In all of the good, there is potential for something really traumatizing. The nature of Christian relationships is built on complete openness and letting the depth surface so that it can be healed. The only way this is possible is through the unconditional love of God. People expect His love to be played out in the lives of His children, in this context: through their relationships. However, people make mistakes with each other and focus more on His demands for right living and less on His command to love and offer restorative grace.

When people are wide open like that, the hits don’t have to be hard for their impact to be paralyzing. We tear down our walls in church, so there is nothing to protect us from the pain of rejection. Any group that focuses on grace is accused of being soft on sin. What we need to be reminded of is that grace makes it possible to be completely honest about our sin. We don’t have to dumb it down or justify it to deem it forgivable. Honesty sets people free from the weight of self-justification. When people open up in honesty, sometimes their community can focus more on the sin, forgetting that they wouldn’t even know about it unless the person was honest.

Sometimes people in churches can make the Gospel feel like a ‘bait and switch’ con.  They tell you to “come just as you are”, but don’t make any mistakes. It’s hard to watch a group of people go half way across the world to tell people that God loves them, that Jesus can forgive anything they’ve done, but then deny it in their personal relationships at home.

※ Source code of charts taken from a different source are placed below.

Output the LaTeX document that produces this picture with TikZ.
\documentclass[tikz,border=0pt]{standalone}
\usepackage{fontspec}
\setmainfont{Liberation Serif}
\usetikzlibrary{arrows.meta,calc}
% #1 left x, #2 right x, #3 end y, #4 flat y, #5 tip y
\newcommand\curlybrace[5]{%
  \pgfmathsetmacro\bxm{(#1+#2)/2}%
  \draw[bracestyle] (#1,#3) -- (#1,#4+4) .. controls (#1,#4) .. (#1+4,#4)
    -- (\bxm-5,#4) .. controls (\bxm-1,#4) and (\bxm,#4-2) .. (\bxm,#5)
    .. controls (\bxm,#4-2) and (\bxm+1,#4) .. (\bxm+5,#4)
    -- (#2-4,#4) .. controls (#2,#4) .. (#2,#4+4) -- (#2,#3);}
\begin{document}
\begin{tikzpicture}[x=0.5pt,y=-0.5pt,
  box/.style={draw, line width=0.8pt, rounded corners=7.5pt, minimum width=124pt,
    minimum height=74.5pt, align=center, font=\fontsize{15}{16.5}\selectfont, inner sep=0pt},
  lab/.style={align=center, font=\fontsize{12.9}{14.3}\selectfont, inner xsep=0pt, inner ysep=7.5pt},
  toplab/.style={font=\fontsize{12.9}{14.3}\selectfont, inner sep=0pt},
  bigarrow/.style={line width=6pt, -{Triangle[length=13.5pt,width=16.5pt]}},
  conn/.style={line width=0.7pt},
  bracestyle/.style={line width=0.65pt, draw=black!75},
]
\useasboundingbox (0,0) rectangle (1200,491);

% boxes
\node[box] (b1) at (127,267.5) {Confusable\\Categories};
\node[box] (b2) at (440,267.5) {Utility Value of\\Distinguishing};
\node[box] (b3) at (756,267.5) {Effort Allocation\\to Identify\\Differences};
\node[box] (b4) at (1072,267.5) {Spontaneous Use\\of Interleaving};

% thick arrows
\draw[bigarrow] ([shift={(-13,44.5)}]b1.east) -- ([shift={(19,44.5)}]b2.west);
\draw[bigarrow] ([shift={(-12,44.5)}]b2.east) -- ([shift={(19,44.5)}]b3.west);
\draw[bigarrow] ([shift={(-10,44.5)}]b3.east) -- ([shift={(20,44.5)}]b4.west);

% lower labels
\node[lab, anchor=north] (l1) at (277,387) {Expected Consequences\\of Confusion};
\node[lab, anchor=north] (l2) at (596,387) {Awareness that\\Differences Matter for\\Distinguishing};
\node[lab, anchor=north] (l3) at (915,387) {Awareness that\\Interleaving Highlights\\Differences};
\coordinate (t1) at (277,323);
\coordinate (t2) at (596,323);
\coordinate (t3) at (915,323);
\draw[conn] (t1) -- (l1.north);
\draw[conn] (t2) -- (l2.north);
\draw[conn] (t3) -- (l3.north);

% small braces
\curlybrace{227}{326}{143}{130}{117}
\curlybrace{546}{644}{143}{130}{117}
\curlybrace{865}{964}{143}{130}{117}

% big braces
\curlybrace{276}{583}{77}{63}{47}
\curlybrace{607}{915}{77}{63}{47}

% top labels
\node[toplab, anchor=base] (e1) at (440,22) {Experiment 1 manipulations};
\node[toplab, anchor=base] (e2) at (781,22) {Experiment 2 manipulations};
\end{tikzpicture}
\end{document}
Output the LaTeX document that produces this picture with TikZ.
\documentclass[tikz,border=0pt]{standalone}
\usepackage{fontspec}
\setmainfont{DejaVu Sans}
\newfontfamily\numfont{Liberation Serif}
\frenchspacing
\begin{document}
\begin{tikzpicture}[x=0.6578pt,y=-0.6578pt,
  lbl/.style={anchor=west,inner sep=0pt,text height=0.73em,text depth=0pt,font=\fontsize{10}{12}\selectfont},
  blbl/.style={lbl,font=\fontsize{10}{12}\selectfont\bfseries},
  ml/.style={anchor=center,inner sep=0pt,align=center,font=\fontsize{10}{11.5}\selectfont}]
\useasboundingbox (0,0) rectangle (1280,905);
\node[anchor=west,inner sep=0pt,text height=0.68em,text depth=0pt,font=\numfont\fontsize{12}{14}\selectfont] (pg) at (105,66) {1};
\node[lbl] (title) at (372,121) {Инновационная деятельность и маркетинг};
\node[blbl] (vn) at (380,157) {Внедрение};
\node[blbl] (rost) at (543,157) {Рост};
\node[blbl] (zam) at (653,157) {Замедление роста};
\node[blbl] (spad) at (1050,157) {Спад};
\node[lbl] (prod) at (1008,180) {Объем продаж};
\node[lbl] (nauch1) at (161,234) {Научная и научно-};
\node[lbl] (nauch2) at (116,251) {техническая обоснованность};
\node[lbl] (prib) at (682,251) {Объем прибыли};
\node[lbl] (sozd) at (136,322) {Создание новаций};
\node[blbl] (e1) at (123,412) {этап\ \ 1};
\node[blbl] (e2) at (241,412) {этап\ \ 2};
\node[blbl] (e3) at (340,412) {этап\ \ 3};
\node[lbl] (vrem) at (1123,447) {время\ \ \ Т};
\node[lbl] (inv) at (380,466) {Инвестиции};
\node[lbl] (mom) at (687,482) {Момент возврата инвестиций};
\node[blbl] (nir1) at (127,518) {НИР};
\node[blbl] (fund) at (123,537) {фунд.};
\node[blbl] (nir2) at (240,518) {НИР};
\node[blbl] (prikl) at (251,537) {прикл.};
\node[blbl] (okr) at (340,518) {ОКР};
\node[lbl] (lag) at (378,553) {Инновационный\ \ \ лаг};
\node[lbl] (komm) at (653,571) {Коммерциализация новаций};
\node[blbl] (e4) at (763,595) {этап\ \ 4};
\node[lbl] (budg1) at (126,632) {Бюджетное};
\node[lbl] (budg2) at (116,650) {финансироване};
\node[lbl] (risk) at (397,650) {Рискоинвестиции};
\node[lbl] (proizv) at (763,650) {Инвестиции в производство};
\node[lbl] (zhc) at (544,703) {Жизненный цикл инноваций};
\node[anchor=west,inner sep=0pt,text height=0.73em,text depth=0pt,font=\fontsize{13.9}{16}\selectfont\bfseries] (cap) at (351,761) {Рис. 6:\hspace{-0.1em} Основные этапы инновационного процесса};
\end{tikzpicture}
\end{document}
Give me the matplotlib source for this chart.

I know this isn’t the case in all Christian communities. People who know how to love others do exist. They’re just kind of hard to find. I think that if you’ve been hurt in your Christian relationships, then it’s hard to trust. For some, the word “Christian” does not conjure up visions of warm people with inviting arms. It conjures up visions of cynical judgements and cold shoulders. It’s damaging when you go to church thinking that you can find a community that won’t crush you with what you’ve done wrong, but find a community that won’t let you be an active participant because of your failures. It’s like finding out that the One who will always take you back, won’t. It feels hopeless in condemnation. It feels like a message of complete rejection from God.

If there is no condemnation for those who are in Christ Jesus, then the message of condemnation is absent of Christ. It’s a fight of faith to believe the still small voice of truth over the overwhelming rejection of community.

Here is an interesting quote I ran across recently:

“People who attend services regularly but lack friends in the congregation are worse off [mental health-wise] than those who do not go at all.”-Sandra Upson

That quote isn’t about spiritual health, it’s about mental health, and I think it’s an interesting observation. I think that a lot of people can attest to that.

No matter what, the Truth wins. There isn’t a person in your own personal jeering section that can take the truth of God’s love from you. It would be a good time to consider who your ultimate relationship is with: God, or His people? No person or group of people can be enough for you and they will all fail you, just like you fail them.

We all mess up with each other. Just don’t let your experience turn you away from God. He’s not like that. Build up the truth in you and then, when the timing is right, get back in there. Be the difference for someone else. Until then, don’t beat yourself up about no being a part of a physical church. Grow in your wilderness. You’re still part of the spiritual church (the real church) and it’s much bigger than you may think.